Não se trata, evidentemente, de comunismo, palavra que está por demais surrada. Por outro lado, dá para se falar de “direita” e “esquerda”.

O filósofo Norberto Bobbio, poucos anos após a queda do Muro de Berlim, tentou avaliar a sobrevivência e o significado da polarização entre direita e esquerda, em livro lançado no Brasil pela Editora Unesp, em 1995, intitulado justamente Direita e esquerda: razões e significados de uma distinção política. Bobbio expõe conceitos fundamentais para se entender a recolocação da velha dicotomia. Dentre os mais importantes está o de “igualitarismo”:

(...) o elemento que melhor caracteriza as doutrinas e os movimentos que se chamam de “esquerda”, e como tais têm sido reconhecidos, é o igualitarismo, desde que entendido não como a utopia de uma sociedade em que todos são iguais em tudo, mas como tendência, de um lado, a exaltar mais o que faz os homens iguais do que o que os faz desiguais, e de outro, em termos práticos, a favorecer as políticas que objetivam tornar mais iguais os desiguais. [2ª edição, p. 125]

Penso que quem ler as entrevistas e artigos indicados das personalidades citadas neste post perceberá a preocupação - ainda que não manifesta - com a questão da igualdade, seja na forma de propostas para minimizá-las, seja na defesa do uso de mecanismos corretores da perversa desigualdade que marca o Brasil. Neste sentido, devidamente agasalhado pelo teórico italiano, os nossos amigos estão parecendo velhos militantes da esquerda!

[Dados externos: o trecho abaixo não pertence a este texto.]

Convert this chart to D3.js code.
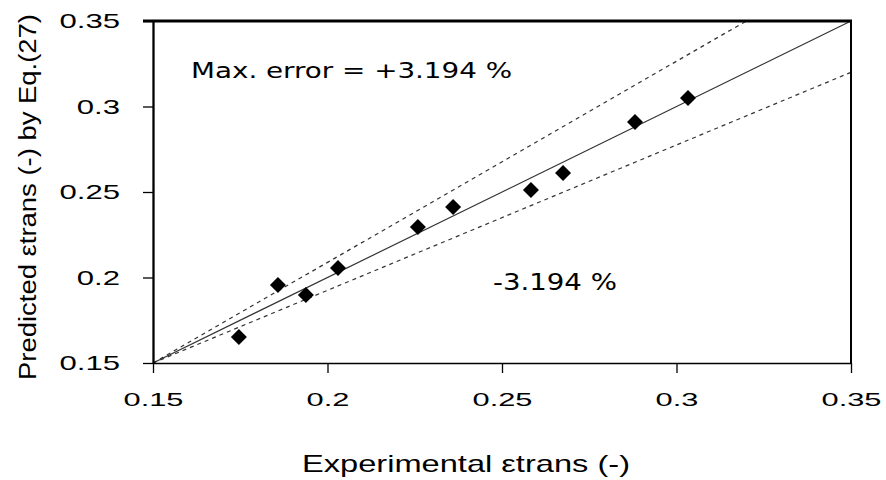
<!DOCTYPE html>
<html lang="en">
<head>
<meta charset="UTF-8">
<title>Predicted vs experimental εtrans</title>
<script src="https://d3js.org/d3.v7.min.js"></script>
<style>
  body { margin: 0; background: #fff; }
  .tick text, .title { font-family: "Liberation Sans", Arial, sans-serif; fill: #000; }
  .note { font-family: "DejaVu Sans", Verdana, sans-serif; fill: #000; }
  .ref { fill: none; stroke: #333; stroke-width: 1.2; }
  .ref.dash { stroke-dasharray: 4,4; }
</style>
</head>
<body>
<svg id="chart" width="886" height="480"></svg>
<script>
const expX  = [0.1746, 0.1858, 0.1938, 0.2030, 0.2259, 0.2360, 0.2583, 0.2675, 0.2881, 0.3033];
const predY = [0.1652, 0.1956, 0.1898, 0.2056, 0.2295, 0.2412, 0.2512, 0.2611, 0.2909, 0.3050];

const parityLine = [[0.15, 0.15], [0.35, 0.35]];
const upperLine  = [[0.15, 0.15], [0.32, 0.35]];
const lowerLine  = [[0.15, 0.15], [0.35, 0.32]];

const xTicks = [0.15, 0.2, 0.25, 0.3, 0.35];
const yTicks = [0.15, 0.2, 0.25, 0.3, 0.35];

const notes = [
  {x: 0.1609, y: 0.3167, text: "Max. error = +3.194 %", size: 22, len: 321},
  {x: 0.2474, y: 0.1927, text: "-3.194 %", size: 23, len: 124}
];

const svg = d3.select("#chart");
const margin = {top: 21, right: 35, bottom: 117, left: 153};
const width = 886, height = 480;

const x = d3.scaleLinear().domain([0.15, 0.35]).range([margin.left, width - margin.right]);
const y = d3.scaleLinear().domain([0.15, 0.35]).range([height - margin.bottom, margin.top]);

// stretch glyphs horizontally like the original raster
function stretch(sel, k) {
  sel.each(function() {
    const w = this.getComputedTextLength();
    d3.select(this).attr("textLength", w * k).attr("lengthAdjust", "spacingAndGlyphs");
  });
}

// reference lines
const line = d3.line().x(d => x(d[0])).y(d => y(d[1]));
svg.append("path").datum(parityLine).attr("class", "ref").attr("d", line);
svg.append("path").datum(upperLine).attr("class", "ref dash").attr("d", line);
svg.append("path").datum(lowerLine).attr("class", "ref dash").attr("d", line);

// points
const pts = expX.map((v, i) => [v, predY[i]]);
svg.append("g").selectAll("path")
  .data(pts)
  .join("path")
  .attr("d", d3.symbol(d3.symbolSquare, 128))
  .attr("transform", d => `translate(${x(d[0])},${y(d[1])}) rotate(45)`)
  .attr("fill", "#000");

// axes
const gx = svg.append("g")
  .attr("transform", `translate(0,${y(0.15)})`)
  .call(d3.axisBottom(x).tickValues(xTicks).tickSize(10).tickSizeOuter(0).tickPadding(20).tickFormat(d => d));
gx.select(".domain").attr("stroke-width", 1.5);
gx.selectAll(".tick line").attr("stroke-width", 1.3);
gx.selectAll(".tick text").style("font-size", "19px").call(stretch, 1.62);

const gy = svg.append("g")
  .attr("transform", `translate(${x(0.15)},0)`)
  .call(d3.axisLeft(y).tickValues(yTicks).tickSize(10).tickSizeOuter(0).tickPadding(23).tickFormat(d => d));
gy.select(".domain").attr("stroke-width", 2.3);
gy.selectAll(".tick line").attr("stroke-width", 1.3);
gy.selectAll(".tick text").style("font-size", "21px").call(stretch, 1.48);

// frame top & right
svg.append("line")
  .attr("x1", x(0.15) - 10).attr("x2", x(0.35) + 1)
  .attr("y1", y(0.35)).attr("y2", y(0.35))
  .attr("stroke", "#000").attr("stroke-width", 3);
svg.append("line")
  .attr("x1", x(0.35)).attr("x2", x(0.35))
  .attr("y1", y(0.35)).attr("y2", y(0.15))
  .attr("stroke", "#000").attr("stroke-width", 2);

// axis titles
svg.append("text")
  .attr("class", "title")
  .attr("x", 302).attr("y", 472)
  .style("font-size", "24px")
  .attr("textLength", 328).attr("lengthAdjust", "spacingAndGlyphs")
  .text("Experimental εtrans (-)");

svg.append("text")
  .attr("class", "title")
  .attr("transform", "translate(36,380) rotate(-90)")
  .style("font-size", "23px")
  .attr("textLength", 366).attr("lengthAdjust", "spacingAndGlyphs")
  .text("Predicted εtrans (-) by Eq.(27)");

// error annotations
svg.selectAll(".note")
  .data(notes)
  .join("text")
  .attr("class", "note")
  .attr("x", d => x(d.x))
  .attr("y", d => y(d.y))
  .style("font-size", d => d.size + "px")
  .attr("textLength", d => d.len)
  .attr("lengthAdjust", "spacingAndGlyphs")
  .text(d => d.text);
</script>
</body>
</html>
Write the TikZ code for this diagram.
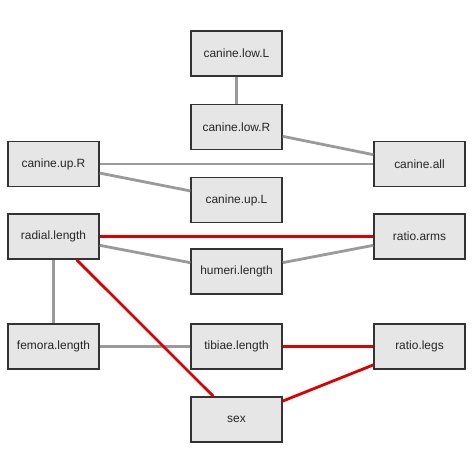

Muitos podem não levar tão a sério o que dizem e até mesmo pensar que eles possam estar fazendo “tipo”, ou, o que é pior, avaliar que não dá para confiar em “figuras” como essas. Todavia, o efeito da fala deles, em nossa opinião, não deve ser negligenciado, pelos seguintes motivos: elogios às bem-sucedidas políticas de transferência de renda do governo Lula feitas por seus correligionários já seriam esperadas, passando despercebidas mesmo que muito bem fundamentadas; "desabafos" como o de Cláudio Lembo, se feitos por políticos de esquerda, seriam – não tenho dúvidas – tachados de fascistas; comentários “simpáticos” ao MST, normalmente classificados como defesa do “terrorismo”, se ouvido de um Bresser-Pereira, ao menos ganha alguma atenção; e, finalmente, a antipática bandeira na defesa de cobrança de impostos, quando corajosamente empunhada por políticos de esquerda, só ganha espaço na mídia se for com o objetivo de satanizá-los.

Já os senhores Lembo, Jatene, Bresser e Delfim, com seus mais de 70 anos de idade, não têm que ficar dando muitas satisfações a ninguém, tampouco se preocupar com as "terríveis" repercussões de suas falas. Justamente por isso, vale bem a pena prestar atenção ao que dizem.